North Korea’s acting ambassador to Kuwait defected to South Korea during the latest high-profile escape from the isolated country.
Ryu Hyun-woo had headed the North Korean embassy in Kuwait since former ambassador So Chang-sik was expelled after a 2017 UN resolution sought to scrap the country’s overseas diplomatic missions.
Ryu defected to South Korea last September, according to Tae Yong-ho, who was North Korea’s deputy ambassador to Britain before settling in the South in 2016 and being elected as a legislator last year.
Kuwait was an important source of foreign exchange for Pyongyang, sending thousands of workers there, mainly for construction projects.

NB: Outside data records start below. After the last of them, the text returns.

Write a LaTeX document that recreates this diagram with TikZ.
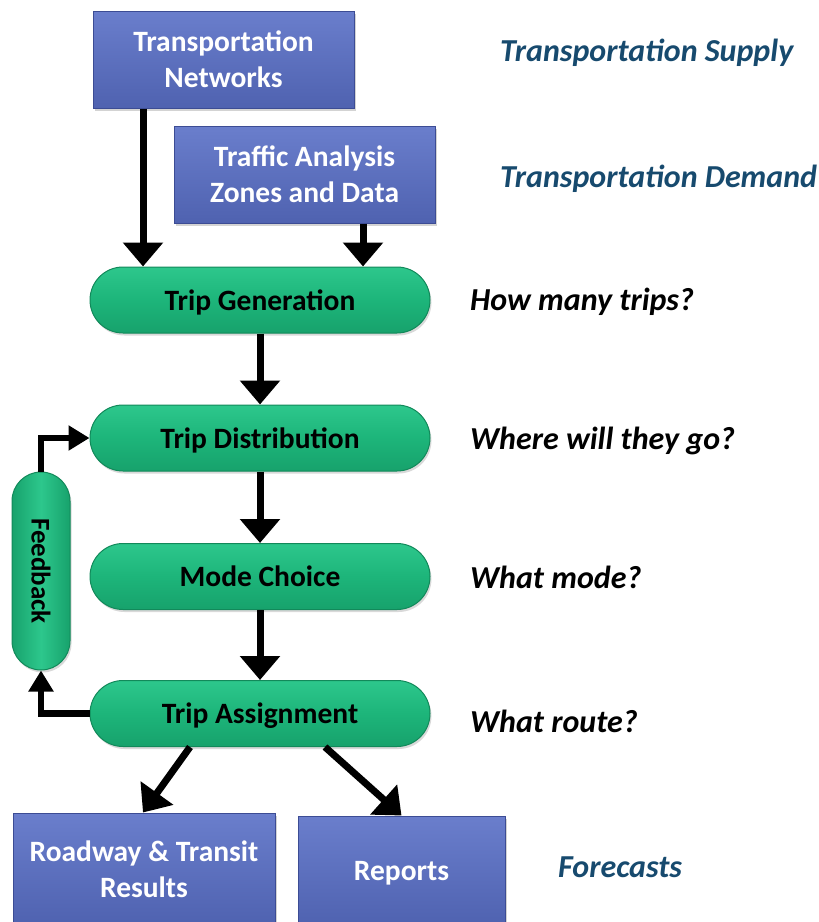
\documentclass[tikz,border=0pt]{standalone}
\usepackage{fontspec}
\setmainfont{Carlito}
\usetikzlibrary{arrows.meta,shadows,calc}
\definecolor{boxblue}{HTML}{5D72C2}
\definecolor{boxblueTop}{HTML}{6A7ECC}
\definecolor{boxblueBot}{HTML}{4F62B0}
\definecolor{boxblueEdge}{HTML}{3C4C94}
\definecolor{pillgreen}{HTML}{1DB57A}
\definecolor{pillgreenTop}{HTML}{2DC78C}
\definecolor{pillgreenBot}{HTML}{17A26C}
\definecolor{pillgreenEdge}{HTML}{12895A}
\definecolor{teallabel}{HTML}{174A6E}
\tikzset{
  bluebox/.style={draw=boxblueEdge, line width=1pt, top color=boxblueTop, bottom color=boxblueBot,
    text=white, font=\bfseries\fontsize{29.5}{36}\selectfont, align=center, inner sep=0pt, text depth=0pt,
    drop shadow={opacity=0.35, shadow xshift=2pt, shadow yshift=-3pt}},
  pill/.style={draw=pillgreenEdge, line width=1pt, top color=pillgreenTop, bottom color=pillgreenBot,
    middle color=pillgreen, rounded corners=33pt, text=black, text depth=0pt,
    font=\bfseries\fontsize{29.5}{36}\selectfont, minimum width=340pt, minimum height=66pt, inner sep=0pt,
    drop shadow={opacity=0.3, shadow xshift=1.5pt, shadow yshift=-2.5pt}},
  sidetext/.style={anchor=west, font=\bfseries\itshape\fontsize{32}{38}\selectfont, inner sep=0pt},
  bigarrow/.style={line width=7pt, -{Triangle[width=39pt,length=24pt]}},
  fbarrow/.style={line width=6.5pt, -{Triangle[width=24pt,length=21pt]}}
}
\begin{document}
\begin{tikzpicture}[x=1pt,y=-1pt]
  \useasboundingbox (0,0) rectangle (819,922);

  % input boxes
  \node[bluebox, minimum width=261pt, minimum height=97pt] (tn) at (223.5,59.5) {Transportation\\Networks};
  \node[bluebox, minimum width=261pt, minimum height=97pt] (taz) at (304.5,174.5) {Traffic Analysis\\Zones and Data};

  % model steps
  \node[pill] (tg) at (260,300) {Trip Generation};
  \node[pill] (td) at (260,438) {Trip Distribution};
  \node[pill] (mc) at (260,576.5) {Mode Choice};
  \node[pill] (ta) at (260,713.5) {Trip Assignment};

  % feedback loop
  \node[draw=pillgreenEdge, line width=1pt, left color=pillgreenBot, right color=pillgreenBot,
    middle color=pillgreenTop, rounded corners=29pt, minimum width=58pt, minimum height=198pt,
    inner sep=0pt, drop shadow={opacity=0.3, shadow xshift=1.5pt, shadow yshift=-2.5pt}]
    (fb) at (41,571) {};
  \node[rotate=-90, font=\bfseries\fontsize{27}{32}\selectfont] (fbt) at (fb.center) {Feedback};

  % outputs
  \node[bluebox, minimum width=262pt, minimum height=112pt] (rt) at (144,869) {Roadway \& Transit\\Results};
  \node[bluebox, minimum width=207pt, minimum height=110pt] (rp) at (401.5,871) {Reports};

  % annotations
  \node[sidetext, text=teallabel] (ls) at (500,53) {Transportation Supply};
  \node[sidetext, text=teallabel] (ld) at (500,179) {Transportation Demand};
  \node[sidetext] (q1) at (470,302) {How many trips?};
  \node[sidetext] (q2) at (470,441) {Where will they go?};
  \node[sidetext] (q3) at (470,577) {What mode?};
  \node[sidetext] (q4) at (470,721) {What route?};
  \node[sidetext, text=teallabel] (lf) at (558,867) {Forecasts};

  % flow arrows
  \draw[bigarrow] ([xshift=-80.5pt]tn.south) -- ([xshift=-80.5pt]tn.south |- tg.north);
  \draw[bigarrow] ([xshift=58.5pt]taz.south) -- ([xshift=58.5pt]taz.south |- tg.north);
  \draw[bigarrow] (tg.south) -- (td.north);
  \draw[bigarrow] (td.south) -- (mc.north);
  \draw[bigarrow] (mc.south) -- (ta.north);
  \draw[bigarrow] ([xshift=-70pt]ta.south) -- ([xshift=-1pt]rt.north);
  \draw[bigarrow] ([xshift=65pt]ta.south) -- ([xshift=0pt]rp.north);

  % feedback arrows
  \draw[fbarrow] (ta.west) -| (fb.south);
  \draw[fbarrow] (fb.north) |- (td.west);
\end{tikzpicture}
\end{document}
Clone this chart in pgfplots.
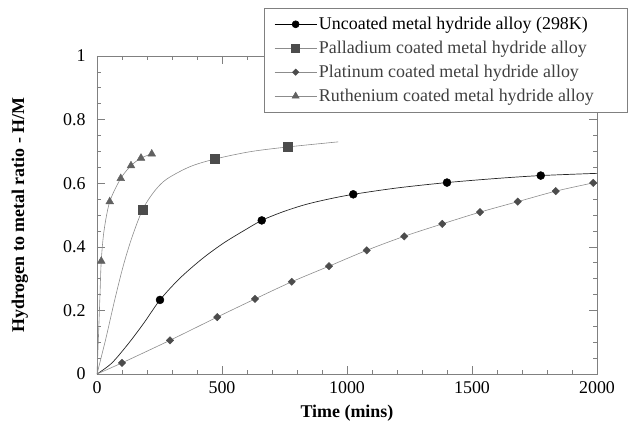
\documentclass[border=0pt]{standalone}
\usepackage{fontspec}
\setmainfont{Liberation Serif}
\usepackage{pgfplots}
\pgfplotsset{compat=1.18}
\definecolor{axgray}{gray}{0.5}
\definecolor{lngray}{gray}{0.55}
\definecolor{mkdark}{gray}{0.3}
\definecolor{mktri}{gray}{0.38}
\definecolor{txtgray}{gray}{0.25}
\pgfplotstableread{
x y
0 0
60 0.035
130 0.100
190 0.163
252 0.233
330 0.300
420 0.362
505 0.411
590 0.452
659 0.483
740 0.509
830 0.532
920 0.549
1025 0.565
1200 0.585
1400 0.602
1600 0.615
1775 0.624
2000 0.631
}\uncline
\pgfplotstableread{
x y
252 0.233
659 0.483
1025 0.565
1400 0.602
1775 0.624
}\uncmark
\pgfplotstableread{
x y
0 0
35 0.110
70 0.230
105 0.340
140 0.430
183 0.518
230 0.575
279 0.613
372 0.652
472 0.676
612 0.699
763 0.714
965 0.730
}\palline
\pgfplotstableread{
x y
183 0.518
472 0.676
763 0.714
}\palmark
\pgfplotstableread{
x y
0 0
100 0.035
292 0.106
481 0.179
632 0.236
779 0.290
928 0.339
1079 0.389
1229 0.433
1381 0.472
1532 0.509
1683 0.542
1835 0.575
1985 0.601
}\platline
\pgfplotstableread{
x y
100 0.035
292 0.106
481 0.179
632 0.236
779 0.290
928 0.339
1079 0.389
1229 0.433
1381 0.472
1532 0.509
1683 0.542
1835 0.575
1985 0.601
}\platmark
\pgfplotstableread{
x y
0 0
6 0.120
12 0.250
17 0.355
28 0.450
51 0.542
95 0.615
136 0.655
176 0.679
219 0.692
}\ruthline
\pgfplotstableread{
x y
17 0.355
51 0.542
95 0.615
136 0.655
176 0.679
219 0.692
}\ruthmark
\begin{document}
\begin{tikzpicture}
\useasboundingbox (-97bp,-53bp) rectangle (543bp,374bp);
\begin{axis}[
  scale only axis, width=500bp, height=318bp,
  xmin=0, xmax=2000, ymin=0, ymax=1,
  xtick={0,500,1000,1500,2000},
  ytick={0,0.2,0.4,0.6,0.8,1},
  yticklabels={0,0.2,0.4,0.6,0.8,1},
  minor x tick num=4, minor y tick num=3,
  tick align=inside,
  major tick length=8bp, minor tick length=4bp,
  axis line style={axgray, line width=0.8pt},
  every tick/.style={axgray, line width=0.6pt},
  ticklabel style={font=\fontsize{18}{20}\selectfont},
  /pgf/number format/assume math mode=true,
  /pgf/number format/1000 sep={},
  xticklabel style={yshift=-4bp},
  yticklabel style={xshift=-8bp},
  xlabel={Time (mins)},
  ylabel={Hydrogen to metal ratio - H/M},
  label style={font=\fontsize{18}{20}\selectfont\bfseries},
  xlabel style={at={(axis description cs:0.5,-0.123)}, anchor=center},
  ylabel style={at={(axis description cs:-0.154,0.5)}, anchor=center},
  legend style={at={(axis description cs:0.334,1.151)}, anchor=north west,
    draw=axgray, line width=0.7pt, fill=white,
    font=\fontsize{18}{20}\selectfont,
    inner xsep=10bp, inner ysep=7bp, row sep=6bp,
    nodes={inner sep=2bp}},
  legend cell align=left,
  legend image code/.code={\draw[#1, mark repeat=2, mark phase=2] plot coordinates {(0bp,0bp) (21bp,0bp) (42bp,0bp)};},
]
\addlegendimage{black, line width=0.6pt, mark=*, mark size=3.5bp, mark options={solid}}
\addlegendimage{lngray, line width=0.6pt, mark=square*, mark size=4bp, mark options={mkdark}}
\addlegendimage{lngray, line width=0.6pt, mark=square*, mark size=2.2bp, mark options={mkdark, rotate=45}}
\addlegendimage{lngray, line width=0.6pt, mark=triangle*, mark size=4bp, mark options={mktri}}
\legend{Uncoated metal hydride alloy (298K),
  \textcolor{txtgray}{Palladium coated metal hydride alloy},
  \textcolor{txtgray}{Platinum coated metal hydride alloy},
  \textcolor{txtgray}{Ruthenium coated metal hydride alloy}\hspace*{22bp}}
\addplot[forget plot, black!85, line width=0.7pt, smooth, tension=0.5, no marks] table {\uncline};
\addplot[forget plot, lngray, line width=0.6pt, smooth, tension=0.5, no marks] table {\palline};
\addplot[forget plot, lngray, line width=0.6pt, smooth, tension=0.5, no marks] table {\platline};
\addplot[forget plot, lngray, line width=0.6pt, smooth, tension=0.5, no marks] table {\ruthline};
\addplot[forget plot, only marks, mark=*, mark size=4bp, black] table {\uncmark};
\addplot[forget plot, only marks, mark=square*, mark size=4.5bp, mkdark] table {\palmark};
\addplot[forget plot, only marks, mark=square*, mark size=2.6bp, mkdark, mark options={rotate=45}] table {\platmark};
\addplot[forget plot, only marks, mark=triangle*, mark size=4.5bp, mktri] table {\ruthmark};
\end{axis}
\end{tikzpicture}
\end{document}
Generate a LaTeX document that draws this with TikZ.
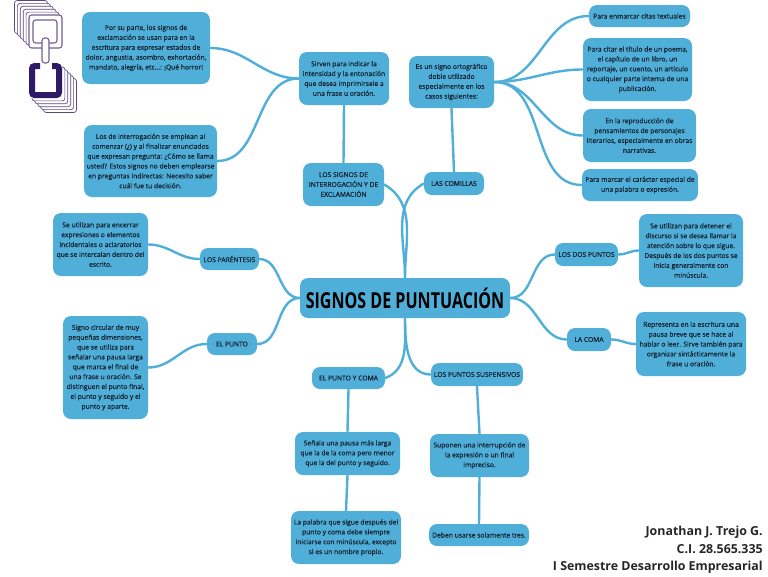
\documentclass[tikz,border=0pt]{standalone}
\usepackage{fontspec}
\setmainfont{Open Sans}
\newfontfamily\titulofont[FakeStretch=0.73]{Open Sans}
\newfontfamily\textofont[FakeBold=0.25]{Open Sans}
\usetikzlibrary{positioning}
\definecolor{celeste}{HTML}{50AFD8}
\definecolor{tinta}{HTML}{12202E}
\definecolor{morado}{HTML}{2E1A66}
\tikzstyle{bloque}=[fill=celeste, rounded corners=6pt, text=tinta, align=center, inner sep=0pt,
  font=\textofont\fontsize{5.05}{7.4}\selectfont]
\tikzstyle{enlace}=[draw=celeste, line width=1.8pt, line cap=round]
\tikzset{caja/.style 2 args={bloque, minimum width=#1*.75pt, minimum height=#2*.75pt}}
\begin{document}
\begin{tikzpicture}[x=.75pt, y=-.75pt]
  \useasboundingbox (0,0) rectangle (768,576);
  % logo
  \foreach \d in {5,4,3,2,1}{
    \draw[morado!80, fill=white, line width=.5pt, rounded corners=2pt] (29-2.9*\d,15-2.9*\d) rectangle (62-2.9*\d,48-2.9*\d);
    \draw[morado!80, fill=white, line width=.5pt, rounded corners=2pt] (29+2.9*\d,64+2.9*\d) rectangle (62+2.9*\d,98+2.9*\d);
  }
  \draw[morado!70, fill=white, line width=.8pt, rounded corners=2pt] (29,15) rectangle (62,48);
  \draw[morado!70, fill=white, line width=.8pt, rounded corners=2pt] (33,20) rectangle (57,43);
  \fill[white] (29,63) rectangle (62,98);
  \draw[morado, line width=4.5pt, rounded corners=2pt] (40,66) -- (32,66) -- (32,95) -- (59,95) -- (59,66) -- (52,66);
  \draw[morado!70, fill=white, line width=.8pt, rounded corners=2pt] (42,38) rectangle (49,63);
  % nodos
  \node[caja={210}{40}, font=\titulofont\bfseries\fontsize{16.5}{18}\selectfont, text=black] (signos) at (405,298){SIGNOS DE PUNTUACIÓN};
  \node[caja={128}{72}] (exclama) at (146,48){Por su parte, los signos de\\exclamación se usan para en la\\escritura para expresar estados de\\dolor, angustia, asombro, exhortación,\\mandato, alegría, etc...: ¡Qué horror!};
  \node[caja={133}{72}] (interroga) at (150.5,161){Los de interrogación se emplean al\\comenzar (¿) y al finalizar enunciados\\que expresan pregunta: ¿Cómo se llama\\usted? Estos signos no deben emplearse\\en preguntas indirectas: Necesito saber\\cuál fue tu decisión.};
  \node[caja={90}{53}] (sirven) at (344,78.5){Sirven para indicar la\\intensidad y la entonación\\que desea imprimirsele a\\una frase u oración.};
  \node[caja={81}{43}] (lossignos) at (343.5,184.5){LOS SIGNOS DE\\INTERROGACIÓN Y DE\\EXCLAMACIÓN};
  \node[caja={85}{52}] (comillasdef) at (451.5,82){Es un signo ortográfico\\doble utilizado\\especialmente en los\\casos siguientes:};
  \node[caja={60}{23}] (comillas) at (454,183.5){LAS COMILLAS};
  \node[caja={101}{22}] (citas) at (639.5,16){Para enmarcar citas textuales};
  \node[caja={109}{63}] (poema) at (637.5,69.5){Para citar el título de un poema,\\el capítulo de un libro, un\\reportaje, un cuento, un artículo\\o cualquier parte interna de una\\publicación.};
  \node[caja={113}{53}] (repro) at (639.5,135.5){En la reproducción de\\pensamientos de personajes\\literarios, especialmente en obras\\narrativas.};
  \node[caja={116}{32}] (caracter) at (640,185){Para marcar el carácter especial de\\una palabra o expresión.};
  \node[caja={59}{22}] (parentesis) at (229.5,259){LOS PARÉNTESIS};
  \node[caja={95}{63}] (encerrar) at (100.5,244.5){Se utilizan para encerrar\\expresiones o elementos\\incidentales o aclaratorios\\que se intercalan dentro del\\escrito.};
  \node[caja={50}{22}] (punto) at (232,344){EL PUNTO};
  \node[caja={85}{103}] (circular) at (105.5,367.5){Signo circular de muy\\pequeñas dimensiones,\\que se utiliza para\\señalar una pausa larga\\que marca el final de\\una frase u oración. Se\\distinguen el punto final,\\el punto y seguido y el\\punto y aparte.};
  \node[caja={73}{22}] (puntocoma) at (348.5,378){EL PUNTO Y COMA};
  \node[caja={92}{23}] (suspensivos) at (477,374.5){LOS PUNTOS SUSPENSIVOS};
  \node[caja={105}{43}] (senala) at (347.5,453.5){Señala una pausa más larga\\que la de la coma pero menor\\que la del punto y seguido.};
  \node[caja={99}{43}] (suponen) at (479.5,455.5){Suponen una interrupción de\\la expresión o un final\\impreciso.};
  \node[caja={110}{53}] (palabra) at (346,537.5){La palabra que sigue después del\\punto y coma debe siempre\\iniciarse con minúscula, excepto\\si es un nombre propio.};
  \node[caja={100}{22}] (deben) at (479,535){Deben usarse solamente tres.};
  \node[caja={63}{23}] (dospuntos) at (586.5,254.5){LOS DOS PUNTOS};
  \node[caja={104}{73}] (detener) at (691,250.5){Se utilizan para detener el\\discurso si se desea llamar la\\atención sobre lo que sigue.\\Después de los dos puntos se\\inicia generalmente con\\minúscula.};
  \node[caja={44}{23}] (coma) at (589,339.5){LA COMA};
  \node[caja={110}{64}] (representa) at (691,344){Representa en la escritura una\\pausa breve que se hace al\\hablar o leer. Sirve también para\\organizar sintácticamente la\\frase u oración.};
  \node[anchor=east, align=right, inner sep=0pt, text=black!85, font=\bfseries\fontsize{9.3}{13}\selectfont] (autor) at (763,550){Jonathan J. Trejo G.\\C.I. 28.565.335\\I Semestre Desarrollo Empresarial};
  % enlaces
  \draw[enlace] (exclama.east) to[out=0,in=180] (sirven.west);
  \draw[enlace] (interroga.east) to[out=0,in=180] (sirven.west);
  \draw[enlace] (sirven.south) -- (lossignos.north);
  \draw[enlace] (comillasdef.south) -- (comillas.north);
  \draw[enlace] (comillasdef.east) to[out=0,in=180] (citas.west);
  \draw[enlace] (comillasdef.east) to[out=0,in=180] (poema.west);
  \draw[enlace] (comillasdef.east) to[out=0,in=180] (repro.west);
  \draw[enlace] (comillasdef.east) to[out=0,in=180] (caracter.west);
  \draw[enlace] (lossignos.east) to[out=-30,in=90] (signos.north);
  \draw[enlace] (comillas.west) to[out=210,in=90] (signos.north);
  \draw[enlace] (parentesis.east) to[out=0,in=180] (signos.west);
  \draw[enlace] (punto.east) to[out=0,in=180] (signos.west);
  \draw[enlace] (encerrar.east) to[out=0,in=180] (parentesis.west);
  \draw[enlace] (circular.east) to[out=0,in=180] (punto.west);
  \draw[enlace] (puntocoma.east) to[out=20,in=-90] (signos.south);
  \draw[enlace] (suspensivos.west) to[out=180,in=-90] (signos.south);
  \draw[enlace] (puntocoma.south) -- (senala.north);
  \draw[enlace] (senala.south) -- (palabra.north);
  \draw[enlace] (suspensivos.south) -- (suponen.north);
  \draw[enlace] (suponen.south) -- (deben.north);
  \draw[enlace] (signos.east) to[out=0,in=180] (dospuntos.west);
  \draw[enlace] (signos.east) to[out=0,in=180] (coma.west);
  \draw[enlace] (dospuntos.east) to[out=0,in=180] (detener.west);
  \draw[enlace] (coma.east) to[out=0,in=180] (representa.west);
\end{tikzpicture}
\end{document}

Tae said Ryu is the son-in-law of Jon Il-chun, who once oversaw a Workers’ Party’s party office responsible for managing the secret treasury of the Kim ruling family, known as Room 39.
South Korea’s National Intelligence Service declined to comment.
Ryu’s defection could be a sign that the North Korean elite supporting leader Kim Jong-un’s power base are slowly but constantly drifting away from him, Tae said.
Ryu fled several months after Jo Song-gil, North Korea’s acting ambassador to Italy, disappeared from the embassy with his wife and reappeared in South Korea.
Tae told Reuters that the knowledge and experiences from the outside world he had gained as a diplomat had caused the disenchantment among his family, and he decided to escape to “ release ” his children and called on other officials to follow suit.
“I want to show my colleagues who work around the world and the North Korean elites that there is an alternative to North Korea, and the door is open,” Tae said in an interview.